VOJ.CO.ID — Undang-undang Ormas dinilai sudah kacau sejak awal. Undang-undang jelmaan Peraturan Pemerintah (Perpu) ini sempat menuai protes keras dari masyarakat. Namun Joko Widodo tetap mensahkan Perpu tersebut sebagai undang-undang.
Demikian diutarakan Pakar Hukum Tata Negara Universitas Andalas, Feri Amsari.
UU ini sebagai Pengganti Undang-Undang Nomor 2 Tahun 2017 tentang Perubahan Atas Undang-Undang Nomor 17 Tahun 2013 tentang Organisasi Kemasyarakatan.
Adapun dasar hukum pembubaran ormas Front Pembela Islam (FPI) merujuk pada Undang-Undang Nomor 16 Tahun 2017 tentang Organisasi Kemasyarakatan atau Ormas. Meskipun pemberhentian ini punya landasan hukum yang jelas, tetap saja UU ormas tersebut bermasalah.
“UU tersebut menghapus mekanisme pembubaran ormas melalui peradilan yang sesungguhnya diatur dalam UU Ormas lama. UU Ormas baru yang dibentuk dari Perpu Presiden Jokowi ini bermasalah,” ujar Feri kepada Tempo, Rabu lalu.

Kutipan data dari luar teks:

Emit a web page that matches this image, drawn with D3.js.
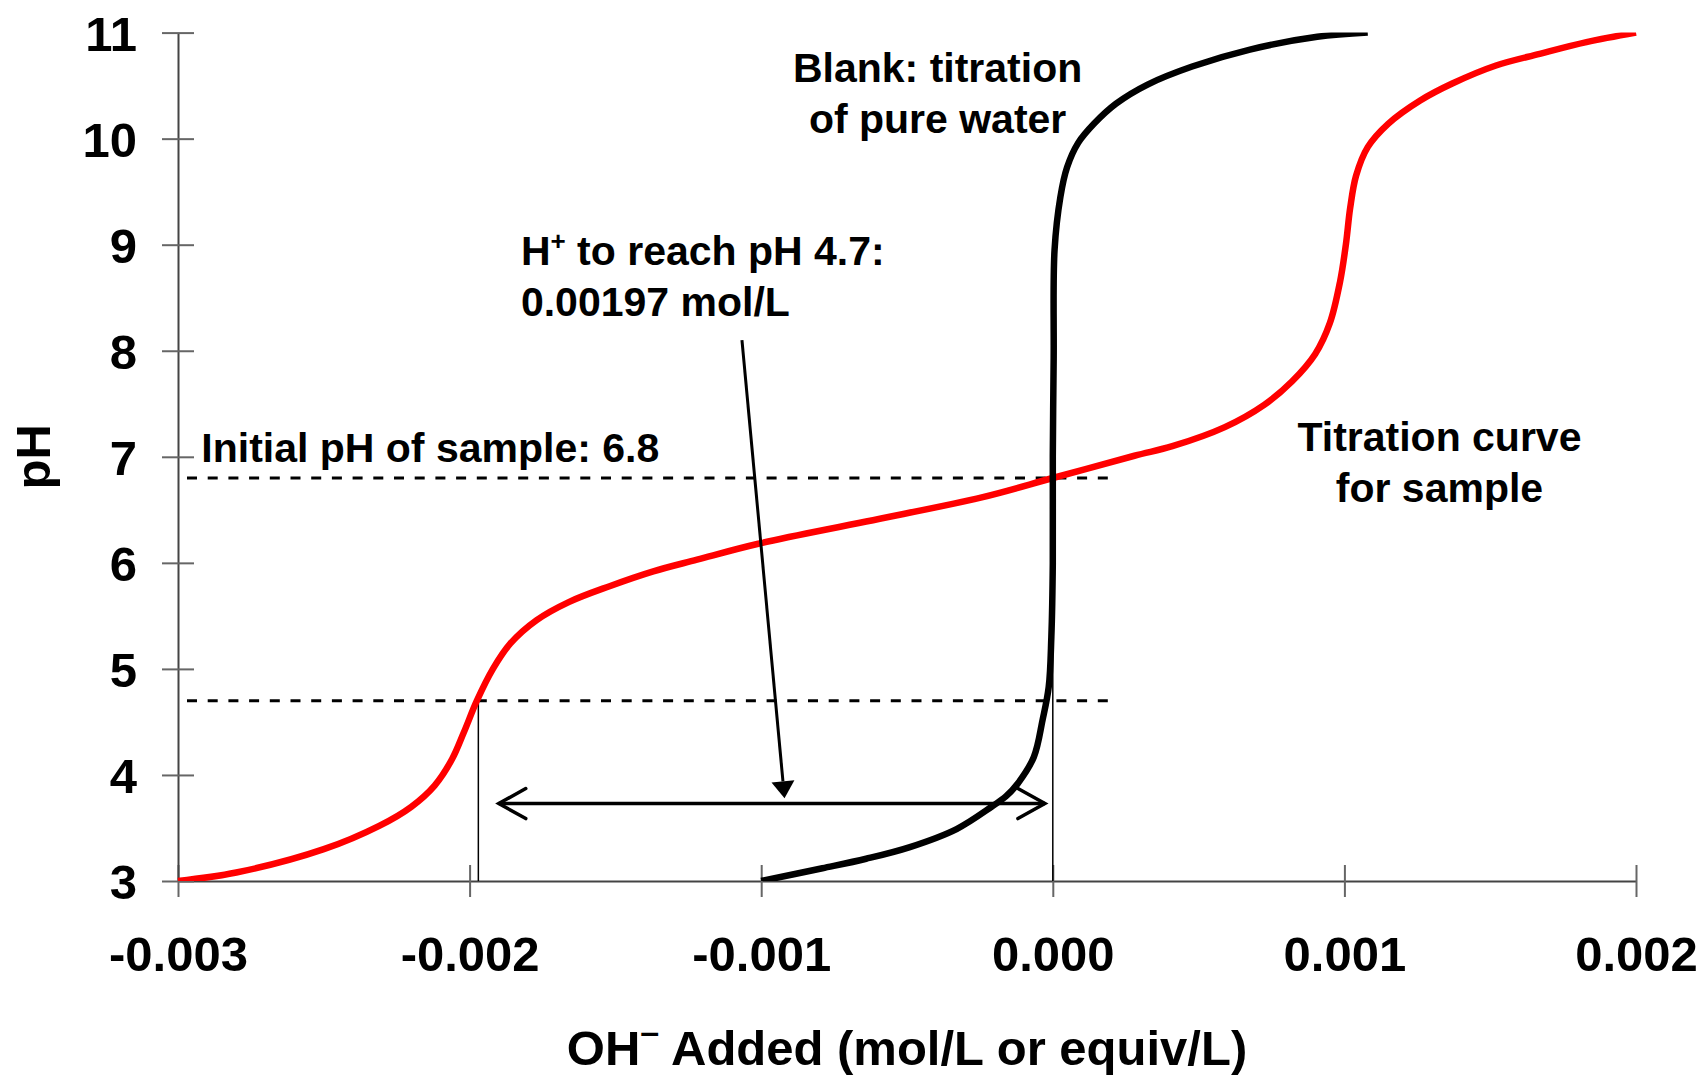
<!DOCTYPE html>
<html>
<head>
<meta charset="utf-8">
<script src="https://cdn.jsdelivr.net/npm/d3@7/dist/d3.min.js"></script>
<style>
    html, body { margin: 0; padding: 0; background: #fff; }
    svg { display: block; }
    text { font-family: Arial, "Liberation Sans", sans-serif; font-weight: bold; fill: #000; }
</style>
</head>
<body>
<div id="chart"></div>
<script>
    // 刻度
    var xTicks = [-0.003, -0.002, -0.001, 0, 0.001, 0.002];
    var xTickLabels = ["-0.003", "-0.002", "-0.001", "0.000", "0.001", "0.002"];
    var yTicks = [3, 4, 5, 6, 7, 8, 9, 10, 11];

    // 样品滴定曲线 [OH- added, pH]
    var sampleCurve = [
        [-0.003, 3.0], [-0.0028, 3.08], [-0.0025, 3.30], [-0.00231, 3.52], [-0.0022, 3.70],
        [-0.00212, 3.90], [-0.00206, 4.15], [-0.00202, 4.4], [-0.001975, 4.7], [-0.00192, 5.0],
        [-0.00186, 5.24], [-0.00177, 5.46], [-0.00166, 5.63], [-0.00152, 5.78], [-0.00137, 5.92],
        [-0.00122, 6.03], [-0.00101, 6.18], [-0.00064, 6.39], [-0.00024, 6.62], [0, 6.8],
        [0.00028, 7.01], [0.00041, 7.10], [0.00059, 7.28], [0.000725, 7.49], [0.00082, 7.71],
        [0.0009, 7.97], [0.00095, 8.26], [0.000985, 8.65], [0.001005, 9.0], [0.00102, 9.35],
        [0.00104, 9.65], [0.00108, 9.92], [0.00115, 10.14], [0.00126, 10.36], [0.00137, 10.52],
        [0.00152, 10.69], [0.00167, 10.80], [0.00183, 10.91], [0.002, 11.0]
    ];

    // 空白（纯水）滴定曲线
    var blankCurve = [
        [-0.001, 3.0], [-0.00079, 3.12], [-0.00064, 3.21], [-0.00049, 3.32], [-0.00033, 3.49],
        [-0.00021, 3.70], [-0.00016, 3.80], [-0.00012, 3.92], [-0.000065, 4.17], [-0.000035, 4.52],
        [-0.000014, 4.83], [-0.000005, 5.3], [0, 6.0], [0, 7.0], [0.000003, 7.93],
        [0.000006, 8.95], [0.000026, 9.45], [0.000049, 9.73], [0.000087, 9.96], [0.000141, 10.14],
        [0.000217, 10.33], [0.000325, 10.51], [0.000478, 10.68], [0.000676, 10.84], [0.000907, 10.96],
        [0.00108, 11.0]
    ];

    // 参考线
    var dashedLevels = [6.8, 4.7];
    var dashedEnd = 0.0002;
    var dropLines = [[-0.00197, 4.7], [0, 6.8]];
    var rangeArrow = [[-0.0019, 3.73], [-0.000027, 3.73]];
    var pointerArrow = [[-0.001066, 8.10], [-0.00092, 3.78]];

    var W = 1703, H = 1076;
    var x = d3.scaleLinear().domain([-0.003, 0.002]).range([178, 1636]);
    var y = d3.scaleLinear().domain([3, 11]).range([881, 32.6]);

    var svg = d3.select("#chart").append("svg").attr("width", W).attr("height", H);

    svg.append("defs").append("clipPath").attr("id", "plot")
        .append("rect").attr("x", x(-0.003) - 4).attr("y", y(11))
        .attr("width", x(0.002) - x(-0.003) + 8).attr("height", y(3) - y(11));

    // 坐标轴
    var xAxis = svg.append("g").attr("transform", "translate(0," + y(3) + ")")
        .call(d3.axisBottom(x).tickValues(xTicks).tickSizeInner(16).tickSizeOuter(0).tickPadding(39)
            .tickFormat(function (d, i) { return xTickLabels[i]; }));
    xAxis.selectAll(".tick line").attr("y1", -16);

    var yAxis = svg.append("g").attr("transform", "translate(" + x(-0.003) + ",0)")
        .call(d3.axisLeft(y).tickValues(yTicks).tickSizeInner(16).tickSizeOuter(0).tickPadding(25));
    yAxis.selectAll(".tick line").attr("x1", 16);

    svg.selectAll(".domain").attr("stroke", "#444").attr("stroke-width", 2);
    svg.selectAll(".tick line").attr("stroke", "#666").attr("stroke-width", 2);
    svg.selectAll(".tick text").attr("font-size", 49).attr("font-family", "Arial, 'Liberation Sans', sans-serif")
        .attr("font-weight", "bold").attr("fill", "#000");
    yAxis.selectAll(".tick text").attr("dy", "0.36em");

    // 虚线
    svg.selectAll(".dash").data(dashedLevels).enter().append("line")
        .attr("x1", x(-0.003)).attr("x2", x(dashedEnd))
        .attr("y1", function (d) { return y(d); }).attr("y2", function (d) { return y(d); })
        .attr("stroke", "#000").attr("stroke-width", 3)
        .attr("stroke-dasharray", "10,10.7").attr("stroke-dashoffset", 11.7);

    svg.selectAll(".drop").data(dropLines).enter().append("line")
        .attr("x1", function (d) { return x(d[0]); }).attr("x2", function (d) { return x(d[0]); })
        .attr("y1", y(3)).attr("y2", function (d) { return y(d[1]); })
        .attr("stroke", "#000").attr("stroke-width", 1.5);

    // 曲线
    var line = d3.line()
        .x(function (d) { return x(d[0]); })
        .y(function (d) { return y(d[1]); })
        .curve(d3.curveCatmullRom.alpha(0.5));

    var curves = svg.append("g").attr("clip-path", "url(#plot)");
    curves.append("path").attr("d", line(sampleCurve)).attr("fill", "none")
        .attr("stroke", "#ff0000").attr("stroke-width", 6.5).attr("stroke-linejoin", "round");
    curves.append("path").attr("d", line(blankCurve)).attr("fill", "none")
        .attr("stroke", "#000").attr("stroke-width", 6.5).attr("stroke-linejoin", "round");

    // 双向箭头
    var ax0 = x(rangeArrow[0][0]), ax1 = x(rangeArrow[1][0]), ay = y(rangeArrow[0][1]);
    svg.append("line").attr("x1", ax0).attr("x2", ax1).attr("y1", ay).attr("y2", ay)
        .attr("stroke", "#000").attr("stroke-width", 3.5);
    svg.append("path")
        .attr("d", "M" + (ax0 + 27) + "," + (ay - 15) + "L" + ax0 + "," + ay + "L" + (ax0 + 27) + "," + (ay + 15) +
            "M" + (ax1 - 27) + "," + (ay - 15) + "L" + ax1 + "," + ay + "L" + (ax1 - 27) + "," + (ay + 15))
        .attr("fill", "none").attr("stroke", "#000").attr("stroke-width", 3.5).attr("stroke-linecap", "round");

    // 指示箭头
    var px0 = x(pointerArrow[0][0]), py0 = y(pointerArrow[0][1]);
    var px1 = x(pointerArrow[1][0]), py1 = y(pointerArrow[1][1]);
    var ang = Math.atan2(py1 - py0, px1 - px0);
    var hl = 17, hw = 11.5;
    var bx = px1 - hl * Math.cos(ang), by = py1 - hl * Math.sin(ang);
    svg.append("line").attr("x1", px0).attr("y1", py0).attr("x2", bx).attr("y2", by)
        .attr("stroke", "#000").attr("stroke-width", 3);
    svg.append("path")
        .attr("d", "M" + px1 + "," + py1 +
            "L" + (bx + hw * Math.sin(ang)) + "," + (by - hw * Math.cos(ang)) +
            "L" + (bx - hw * Math.sin(ang)) + "," + (by + hw * Math.cos(ang)) + "Z")
        .attr("fill", "#000");

    // 注释文字
    var notes = svg.append("g").attr("font-size", 41);

    var blank = notes.append("text").attr("text-anchor", "middle").attr("x", x(-0.000395)).attr("y", y(10.53));
    blank.append("tspan").text("Blank: titration");
    blank.append("tspan").attr("x", x(-0.000395)).attr("dy", 51).text("of pure water");

    var hplus = notes.append("text").attr("x", x(-0.001824)).attr("y", y(8.81));
    hplus.append("tspan").text("H");
    hplus.append("tspan").attr("font-size", 26).attr("dy", -15).text("+");
    hplus.append("tspan").attr("dy", 15).text(" to reach pH 4.7:");
    hplus.append("tspan").attr("x", x(-0.001824)).attr("dy", 51).text("0.00197 mol/L");

    notes.append("text").attr("x", x(-0.00292)).attr("y", y(6.95)).text("Initial pH of sample: 6.8");

    var titr = notes.append("text").attr("text-anchor", "middle").attr("x", x(0.001326)).attr("y", y(7.05));
    titr.append("tspan").text("Titration curve");
    titr.append("tspan").attr("x", x(0.001326)).attr("dy", 51).text("for sample");

    // 坐标轴标题
    var xt = svg.append("text").attr("text-anchor", "middle").attr("font-size", 49)
        .attr("x", (x(-0.003) + x(0.002)) / 2).attr("y", 1065);
    xt.append("tspan").text("OH");
    xt.append("tspan").attr("font-size", 34).attr("dy", -22).text("\u2013");
    xt.append("tspan").attr("dy", 22).text(" Added (mol/L or equiv/L)");

    svg.append("text").attr("text-anchor", "middle").attr("font-size", 49)
        .attr("transform", "translate(50," + y(7) + ") rotate(-90)").text("pH");
</script>
</body>
</html>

Pada UU ormas tersebut terdapat sejumlah pasal yang tak selaras dengan spirit reformasi sebagaimana termaktub dalam UUD 1945 yang melindungi kebebasan berserikat, berkumpul dan menyatakan pendapat dalam bentuk lisan dan tulisan.
Feri menyebut model pembubaran ormas semacam ini persis seperti yang dilakukan rezim orde baru. Bahkan, Presiden Abdurahman Wahid alias Gusdur sangat menentang cara-cara pembubaran semacam ini.
“Gaya pembubaran ormas seperti ini khas orde baru. Presiden Gus Dur menentang betul cara-cara pembubaran ormas seperti ini,” ujar Feri.
Di antara pasal yang tertulis yakni pasal 59 UU Ormas yang mengatur ketentuan syarat sebuah ormas dilarang. Lalu, pasal 60 mengatur ormas yang melanggar akan dijatuhi sanksi administratif dan atau sanksi pidana.
Pasal 61 lebih lanjut mengatur, sanksi administratif terdiri atas peringatan tertulis, penghentian kegiatan, dan/atau pencabutan surat keterangan terdaftar atau pencabutan status badan hukum.
Pemerintah melansir setidaknya ada 7 alasan FPI dibubarkan. Pertama anggaran dasar FPI disebut bertentangan dengan peraturan ormas. Masa berlaku Surat Keterangan Terdaftar (SKT) telah kadaluarsa 20 Juni 2019.
Selain itu, FPI juga disudutkan dengan isu keterlibatan anggotanya yang tergabung dalam aksi terorisme. Bahkan aksi sweeping yang kerap dilakukan FPI dinilai melanggar hukum sebab bagian itu tugas dan wewenang aparat.